На одно пугающее, невероятное мгновение Майкла прострелила мысль — ничего не было, ничего не случилось, ему привиделась в нелепом бреду вся его жизнь. Он очнулся сейчас после той аварии. Той аварии, когда жизнь еще не изменилась, когда еще все можно исправить. Все можно предотвратить. Сейчас он придет в себя, оглядится — а рядом Джеймс, психует, молоденький. Ему восемнадцать, девятнадцать исполнится только в июле, он студент — здесь, в Лондоне, ни в какой не в Сорбонне. И Винсента никакого нет, они знать не знают никакого Винсента. Он останется с ним в палате, ночью будет реветь от испуга, но ему еще можно сказать — эй, кудряшка. Ты прав. Ты прав, вытри слезы, я сделаю, как ты скажешь. Я пойду, буду учиться, куда ты там предлагал. Даже спорить не буду. Не хочу с тобой спорить. Ты здорово все придумал, я знаю. У нас будет дом, заберем Бобби, я помню адрес, где мы хотели жить, наверняка он еще сдается. Уже, конечно, — уже сдается. Бобби будет такая лошадь — ты не поверишь. Надо много успеть, понимаешь — у меня через полгода сестра будет… А может, не будет, может, ничего не будет — Голливуда, Фредди, Виктории, твоей книги — все будет иначе, по-другому, набело. Давай?.. Давай, пожалуйста… Я поговорю с предками, я поговорю с Браном — он поймет, не сразу, но он поймет. Все будет хорошо. Мне приснился кошмарный сон, что я тебя потерял — просто обними меня, и прости, дурака, я буду слушать тебя — я не гордый, правда, я не мудак, я просто не знал, что все так обернется, — прости меня…

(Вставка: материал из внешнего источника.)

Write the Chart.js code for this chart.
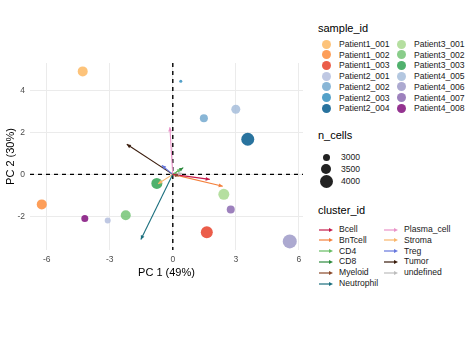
<!DOCTYPE html>
<html>
<head>
<meta charset="utf-8">
<script src="https://cdn.jsdelivr.net/npm/chart.js@4/dist/chart.umd.min.js"></script>
<style>
  body { margin: 0; background: #fff; font-family: "Liberation Sans", Arial, sans-serif; }
  #wrap { position: relative; width: 474px; height: 338px; }
  #chart { position: absolute; left: 0; top: 0; }
  .lg { position: absolute; font-size: 8.6px; color: #1a1a1a; white-space: nowrap; }
  .lt { position: absolute; font-size: 11px; color: #000; }
  .dot { position: absolute; border-radius: 50%; }
</style>
</head>
<body>
<div id="wrap">
  <canvas id="chart" width="310" height="338"></canvas>
  <div id="legend"></div>
</div>
<script>
// sample scores on PC1/PC2
var sampleIds = ['Patient1_001', 'Patient1_002', 'Patient1_003', 'Patient2_001', 'Patient2_002', 'Patient2_003', 'Patient2_004',
                 'Patient3_001', 'Patient3_002', 'Patient3_003', 'Patient4_005', 'Patient4_006', 'Patient4_007', 'Patient4_008'];
var pc1 = [-4.29, -6.24, 1.62, -3.10, 1.48, 0.38, 3.57, 2.43, -2.24, -0.76, 3.00, 5.57, 2.76, -4.19];
var pc2 = [4.90, -1.43, -2.76, -2.20, 2.67, 4.43, 1.67, -0.95, -1.95, -0.43, 3.10, -3.19, -1.67, -2.10];
var nCells = [3500, 3500, 3830, 2830, 3170, 2350, 4000, 3670, 3500, 3670, 3330, 4170, 3170, 3000];
var sampleColors = ['#FDB863', '#FD8D3C', '#E8412A', '#B4BEDE', '#74A9CF', '#3690C0', '#045A8D',
                    '#A8D98F', '#74C476', '#31A354', '#A6BDDB', '#9E9AC8', '#8C6BB1', '#810F7C'];

// loadings (arrows)
var clusters = ['Bcell', 'BnTcell', 'CD4', 'CD8', 'Myeloid', 'Neutrophil', 'Plasma_cell', 'Stroma', 'Treg', 'Tumor', 'undefined'];
var loadX = [1.76, 2.38, 0.40, 0.50, 0.30, -1.52, -0.14, -0.70, -0.52, -2.19, 0.45];
var loadY = [-0.24, -0.57, 0.25, 0.32, -0.08, -3.10, 2.24, -0.45, 0.43, 1.43, 0.05];
var clusterColors = ['#C51B4B', '#F4803C', '#66BD63', '#2E8B3E', '#8B4A2B', '#1B6F7E', '#E993C8', '#F9B66B', '#6677DD', '#3A1C0C', '#BDBDBD'];

var xTicks = [-6, -3, 0, 3, 6];
var yTicks = [-2, 0, 2, 4];
var sizeBreaks = [3000, 3500, 4000];

function sizeToRadius(n) { return Math.max(1.3, 3.5 + (n - 3000) * 0.003); }
function alpha(hex, a) {
  var r = parseInt(hex.slice(1, 3), 16), g = parseInt(hex.slice(3, 5), 16), b = parseInt(hex.slice(5, 7), 16);
  return 'rgba(' + r + ',' + g + ',' + b + ',' + a + ')';
}

var datasets = [];
datasets.push({
  label: 'samples',
  data: pc1.map(function (v, i) { return { x: v, y: pc2[i] }; }),
  backgroundColor: sampleColors.map(function (c) { return alpha(c, 0.85); }),
  borderWidth: 0,
  pointRadius: nCells.map(sizeToRadius),
  order: 2
});
clusters.forEach(function (c, i) {
  datasets.push({
    label: c,
    data: [{ x: 0, y: 0 }, { x: loadX[i], y: loadY[i] }],
    showLine: true,
    borderColor: clusterColors[i],
    borderWidth: 1.1,
    pointRadius: 0,
    order: 1
  });
});

var refLines = {
  id: 'refLines',
  beforeDatasetsDraw: function (chart) {
    var ctx = chart.ctx, x = chart.scales.x, y = chart.scales.y, a = chart.chartArea;
    ctx.save();
    ctx.strokeStyle = '#000';
    ctx.lineWidth = 1.4;
    ctx.setLineDash([4, 4]);
    ctx.beginPath();
    ctx.moveTo(a.left, y.getPixelForValue(0)); ctx.lineTo(a.right, y.getPixelForValue(0));
    ctx.moveTo(x.getPixelForValue(0), a.top); ctx.lineTo(x.getPixelForValue(0), a.bottom);
    ctx.stroke();
    ctx.restore();
  },
  afterDatasetsDraw: function (chart) {
    var ctx = chart.ctx, x = chart.scales.x, y = chart.scales.y;
    ctx.save();
    clusters.forEach(function (c, i) {
      var x0 = x.getPixelForValue(0), y0 = y.getPixelForValue(0);
      var x1 = x.getPixelForValue(loadX[i]), y1 = y.getPixelForValue(loadY[i]);
      var ang = Math.atan2(y1 - y0, x1 - x0), L = 4.5, w = 0.45;
      ctx.fillStyle = clusterColors[i];
      ctx.beginPath();
      ctx.moveTo(x1, y1);
      ctx.lineTo(x1 - L * Math.cos(ang - w), y1 - L * Math.sin(ang - w));
      ctx.lineTo(x1 - L * Math.cos(ang + w), y1 - L * Math.sin(ang + w));
      ctx.closePath();
      ctx.fill();
    });
    ctx.restore();
  }
};

var tickFont = { family: 'Liberation Sans', size: 8.5 };
new Chart(document.getElementById('chart').getContext('2d'), {
  type: 'scatter',
  data: { datasets: datasets },
  options: {
    responsive: false,
    animation: false,
    layout: { padding: { top: 63, right: 7, bottom: 54, left: 0 } },
    plugins: { legend: { display: false }, tooltip: { enabled: false } },
    scales: {
      x: {
        min: -6.8, max: 6.2,
        afterBuildTicks: function (s) { s.ticks = xTicks.map(function (v) { return { value: v }; }); },
        afterFit: function (s) { s.height = 34; },
        border: { display: false },
        grid: { color: '#EBEBEB', lineWidth: 1, drawTicks: false },
        ticks: { color: '#4D4D4D', font: tickFont, padding: 5, maxRotation: 0 },
        title: { display: true, text: 'PC 1 (49%)', color: '#000', font: { family: 'Liberation Sans', size: 11 }, padding: { top: 6 } }
      },
      y: {
        min: -3.6, max: 5.3,
        afterBuildTicks: function (s) { s.ticks = yTicks.map(function (v) { return { value: v }; }); },
        afterFit: function (s) { s.width = 30; },
        border: { display: false },
        grid: { color: '#EBEBEB', lineWidth: 1, drawTicks: false },
        ticks: { color: '#4D4D4D', font: tickFont, padding: 5 },
        title: { display: true, text: 'PC 2 (30%)', color: '#000', font: { family: 'Liberation Sans', size: 11 }, padding: { top: 4, bottom: 0 } }
      }
    }
  },
  plugins: [refLines]
});

// legends as html
var lg = document.getElementById('legend');
function add(html) { lg.insertAdjacentHTML('beforeend', html); }
add('<div class="lt" style="left:318px;top:22px">sample_id</div>');
sampleIds.forEach(function (s, i) {
  var col = i < 7 ? 0 : 1, row = i % 7;
  var lx = col ? 397 : 322, ty = 40 + row * 10.7;
  add('<div class="dot" style="left:' + lx + 'px;top:' + (ty - 0.5) + 'px;width:9px;height:9px;background:' + alpha(sampleColors[i], 0.85) + '"></div>');
  add('<div class="lg" style="left:' + (lx + 17) + 'px;top:' + (ty - 1) + 'px">' + s + '</div>');
});
add('<div class="lt" style="left:318px;top:129px">n_cells</div>');
sizeBreaks.forEach(function (n, i) {
  var r = sizeToRadius(n), cy = 157 + i * 12.3;
  add('<div class="dot" style="left:' + (326 - r) + 'px;top:' + (cy - r) + 'px;width:' + 2 * r + 'px;height:' + 2 * r + 'px;background:#222"></div>');
  add('<div class="lg" style="left:341px;top:' + (cy - 5.5) + 'px">' + n + '</div>');
});
add('<div class="lt" style="left:318px;top:204px">cluster_id</div>');
clusters.forEach(function (c, i) {
  var col = i < 6 ? 0 : 1, row = i < 6 ? i : i - 6;
  var lx = col ? 383 : 318, cy = 229.5 + row * 10.8;
  add('<svg style="position:absolute;left:' + lx + 'px;top:' + (cy - 3) + 'px" width="16" height="6"><line x1="1" y1="3" x2="12" y2="3" stroke="' + clusterColors[i] + '" stroke-width="1.2"/><polygon points="15,3 11,1 11,5" fill="' + clusterColors[i] + '"/></svg>');
  add('<div class="lg" style="left:' + (lx + 21) + 'px;top:' + (cy - 5.5) + 'px">' + c + '</div>');
});
</script>
</body>
</html>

Майкл цеплялся за эту иллюзию, чтобы не вспоминать. Не давать памяти просочиться в сознание — лучше сойти с ума, чем помнить, нельзя помнить, надо верить — зажмурившись, истерически, как дети верят в рождественские чудеса, как в фей. Так и лежать, верить, не открывать глаз. В эфемерном, миражном не-знании. Пока ты не-знаешь — этот мир бинарен. Пятьдесят на пятьдесят. Когда ты откроешь глаза, ты увидишь себя в той самой палате — или нет. Да или нет. Сон или явь. Реальность или фантазия. Один шанс из двух. И если что-то сдвинется на точнейших вселенских часах, если случится чудо, если верить достаточно сильно, если в твою пользу возникнет микроскопический перевес, крошечный, тоньше волоса — все получится. Ты откроешь глаза, поумневший на десять лет — в тот самый день, когда все еще можно спасти. И спасешь. Обязательно.